Blood of Dogs – Building Sgt. Rott

A new part of the mythos for our band since our last record has been the addition of dog soldiers to back up the big bad guy. Well, they’re on the record and on the record cover, but it took us the better part of a year to make ’em. Sean built one and I did the other. You wanna know how Sean built his? Tell him to write a blog. You wanna meet Sgt. Rott? Here he is.

photo by JKR photography

Sgt. Rott was played by our buddy Muddy when he joined the second half of our long-assed tour with GWAR in 2017. Sean’s dog solder, Lt. Collie, was there the whole time. Because that’s how a hierarchy works.

I am particularly excited about this character, though, because for the first time I had access to supplies to build the fucker thanks to possessing the band credit card. My first two part full over the face mask, and it worked.

A face only a bitch could love.

I started the build with a generic male bust and plenty of WED clay. I’d done some two part casts and molds years and years ago using oil-based clay. The WED clay, named after that anti-Semitic piece of shit Walt Disney, is AMAZING. It’s water based, easy to work with, and holds lots of detail. You just gotta keep it moist while working.

I left the eyes very large and the mouth off, because those pieces would be added later. The dog soldiers are supposed to be dog heads cut off and placed on human bodies. It’s partially inspired by an old video of Russians cutting off dogs’ heads and keeping them alive. It’s not a fun video to watch. The point is, we wanted them to look fucked up, cartoonish, and partially cybernetic. So the eyes would be a pair of old goggles I had and the mouth would be a metallic jaw.

Here’s my last picture of the molding process before the nightmare began. This is the mask with a built up wall to make a two-part mold. Then I got out the Ultracal plaster. I had no fucking clue what I was doing. I mixed way too much with way too little experience and ended up with a half finished mold and a five gallon bucket filled with hardened Ultracal. Start small folks. In the meantime, the messy process did not allow me to photo document my work. SORRY!
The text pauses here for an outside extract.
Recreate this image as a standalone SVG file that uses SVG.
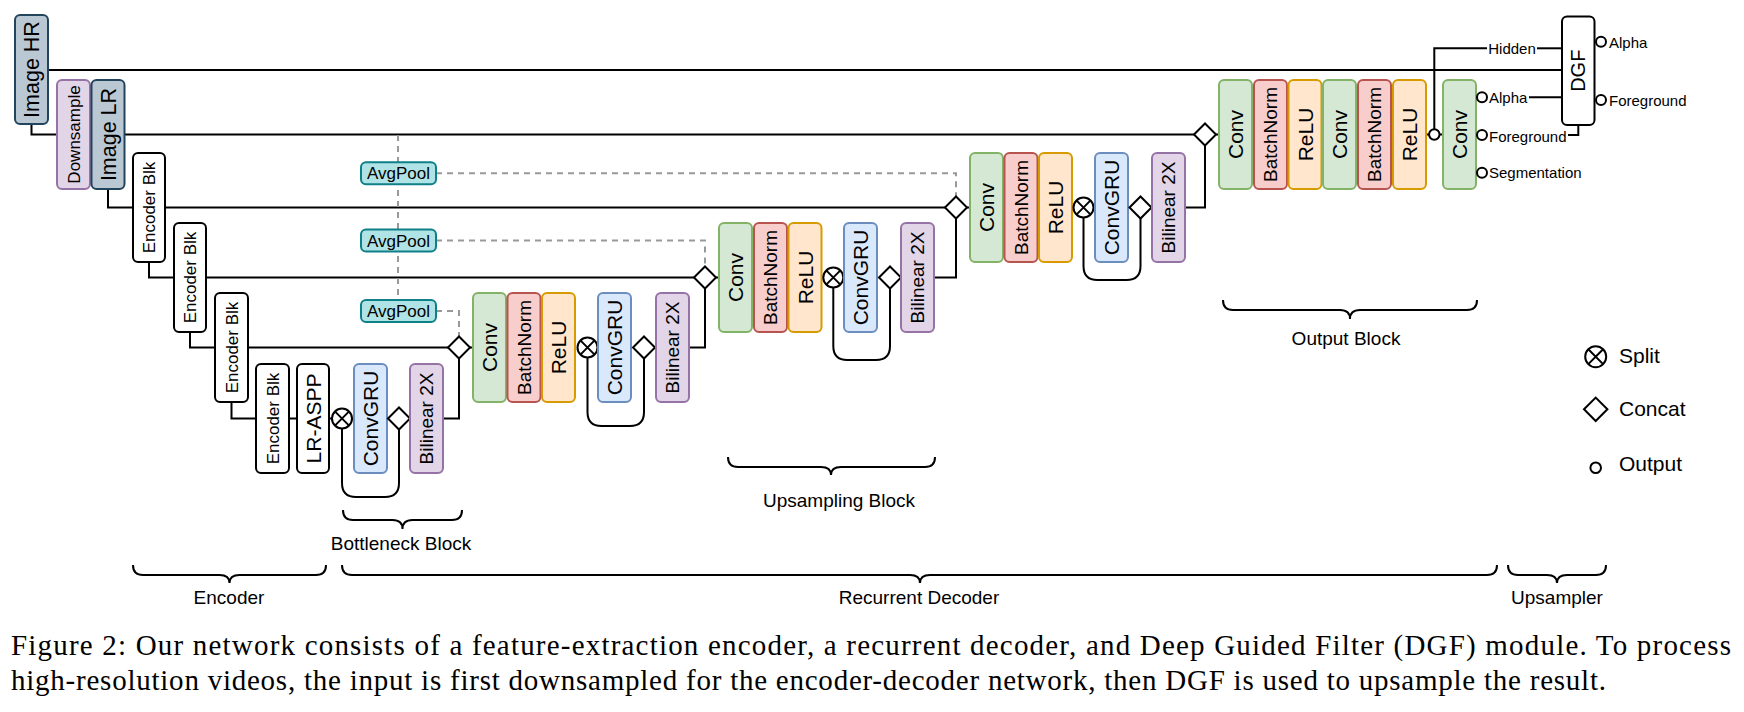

Eventually, I did finish the mold and it came out… usable. Hey, first time in a long time. I painted in the details with latex I’d colored using small amounts of acrylic paint. Then I slushed latex in the mold probably way too many times and in a terrible manner because parts of the mask were soft when I pulled it out. Somehow (I don’t know how with all the fucking up) the mask eventually dried all the way through and came out okay.

The goggles are held on with velcro. The jaw is made of EVA foam, typical for cosplayers building armor. Eventually I covered the jaw in latex mixed with silver powder to give it a metallic sheen. It would also be removable and the head plumbed for a spew effect on stage.

Of course, just some dude walking around with a dog head isn’t cool. But a dog-headed soldier in outlandish armor, that’ll make the girls’ panties drop. I found some old junior-sized football pads in our band’s collection of recyclables.

I spruced these up by riveting some hard hats over the shoulders.

These were further disguised using pipe-insulating foam from Home Depot.

The hard hats were then coated in contact cement which was allowed to dry fully and then painted black. This worked… okay. I’m still trying to find a way to paint hard plastic that’s a bit more durable. In any case, I went to work cutting out some armored bits to cover up the worn down football pads using EVA foam. These were shaped by simply heating up the pieces with a heat gun and shaping them, then glued on with contact cement. EVA foam is rad. I riveted some buckles on, painted on some deco, and it was good to go.

Sgt. Rott would come out with Commandant Dobrunkum and Lt. Collie night after night and menace our band. And then we would rip them apart and they would spew blood. The costume worked magnificently. I was able to look on with pride and joy as sweaty fans were left stained red in Sgt. Rott’s blood.